Finally, there is the question of the appropriate role of a federal agency in a competitive market. Right now, Bonneville is struggling to compete. In the longer term, as restructuring proceeds and the electricity industry becomes more and more competitive, the question may no longer be "Can Bonneville compete?" but "Should Bonneville compete?"
The recommendation made by the Steering Committee is to institute a subscription-based system for marketing the power produced by the federal system. The subscription process would maintain the principles of public and regional preference to the output of the Bonneville system at cost. The subscription system is central to aligning the risks and benefits of the system, and to reducing the risk faced by the Treasury. Treasury currently faces the risk of market prices below cost, but does not receive the benefit when market prices are above costs.
Subscribers would contract to purchase power from the system at cost, take or pay, for the period of their subscriptions, including periods like we are now experiencing, when costs are above market prices. Subscribers would also be able to purchase at cost when costs are below market levels. The power product contracted for could vary depending on the requirements of the customer. One product could be provided for customers with predictable loads ,or who acquire load shaping services from another entity. Alternatively, BPA would offer a take and pay arrangement for customers that want to rely upon BPA to serve their actual monthly loads.

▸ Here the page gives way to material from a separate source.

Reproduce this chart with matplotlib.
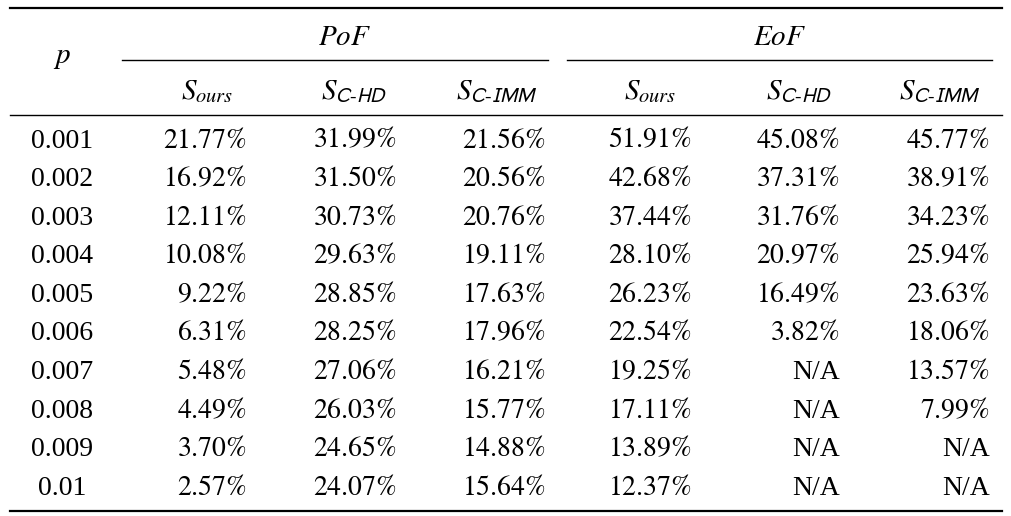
import matplotlib
matplotlib.use("Agg")
import matplotlib.pyplot as plt

plt.rcParams['mathtext.fontset'] = 'stix'
plt.rcParams['font.family'] = ['Liberation Serif', 'DejaVu Serif']

p_values = ["0.001","0.002","0.003","0.004","0.005","0.006","0.007","0.008","0.009","0.01"]
pof_ours = ["21.77","16.92","12.11","10.08","9.22","6.31","5.48","4.49","3.70","2.57"]
pof_chd = ["31.99","31.50","30.73","29.63","28.85","28.25","27.06","26.03","24.65","24.07"]
pof_cimm = ["21.56","20.56","20.76","19.11","17.63","17.96","16.21","15.77","14.88","15.64"]
eof_ours = ["51.91","42.68","37.44","28.10","26.23","22.54","19.25","17.11","13.89","12.37"]
eof_chd = ["45.08","37.31","31.76","20.97","16.49","3.82","N/A","N/A","N/A","N/A"]
eof_cimm = ["45.77","38.91","34.23","25.94","23.63","18.06","13.57","7.99","N/A","N/A"]
groups = ["PoF", "EoF"]
sub_headers = [r"$S_{ours}$", r"$S_{\mathsf{C\text{-}HD}}$", r"$S_{\mathsf{C\text{-}IMM}}$"]

W, H = 1012, 516
fig = plt.figure(figsize=(W/100, H/100), dpi=100)
ax = fig.add_axes([0, 0, 1, 1])
ax.set_xlim(0, W); ax.set_ylim(H, 0); ax.axis('off')

fs = 20
def fmt(v):
    return "N/A" if v == "N/A" else r"$%s\%%$" % v

cols = [pof_ours, pof_chd, pof_cimm, eof_ours, eof_chd, eof_cimm]
right_x = [247, 397, 546, 692, 840, 990]
head_x = [207, 354, 497, 650, 799, 940]

ax.plot([10, 1002], [8, 8], color='black', lw=1.6)
ax.plot([10, 1002], [115, 115], color='black', lw=1.0)
ax.plot([10, 1002], [511, 511], color='black', lw=1.6)
ax.plot([122, 548], [60, 60], color='black', lw=1.0)
ax.plot([567, 992], [60, 60], color='black', lw=1.0)

ax.text(62, 58, r"$p$", fontsize=fs + 1, ha='center', va='center')
ax.text(345, 38, r"$%s$" % groups[0], fontsize=fs + 1, ha='center', va='center')
ax.text(780, 38, r"$%s$" % groups[1], fontsize=fs + 1, ha='center', va='center')
for i, hx in enumerate(head_x):
    ax.text(hx, 92, sub_headers[i % 3], fontsize=fs + 1, ha='center', va='center')

for r, p in enumerate(p_values):
    y = 141 + r * 38.6
    ax.text(62, y, p, fontsize=fs, ha='center', va='center')
    for c, col in enumerate(cols):
        ax.text(right_x[c], y, fmt(col[r]), fontsize=fs, ha='right', va='center')

fig.savefig("out.png", dpi=100)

Bonneville would not acquire additional resources to serve load growth except on a bilateral contract basis, where the customer absorbs the risk. However BPA could offer short term products and services that are responsive to variations in loads from planning estimates to those customers willing to pay for such services. Moreover, if the system is fully subscribed, there would be no need for Bonneville to market to retail loads.
Subscribers would gain advisory influence over power-related costs and would have the ability to call for binding arbitration on certain cost issues under their contracts.
There is an emphasis on long term contracts. To make such contracts salable, customer responsibility for any additional fish related costs above existing levels are specified on a shared basis up to a customer ceiling. In turn, when BPA costs are below market, a portion of this difference is returned to the US Treasury.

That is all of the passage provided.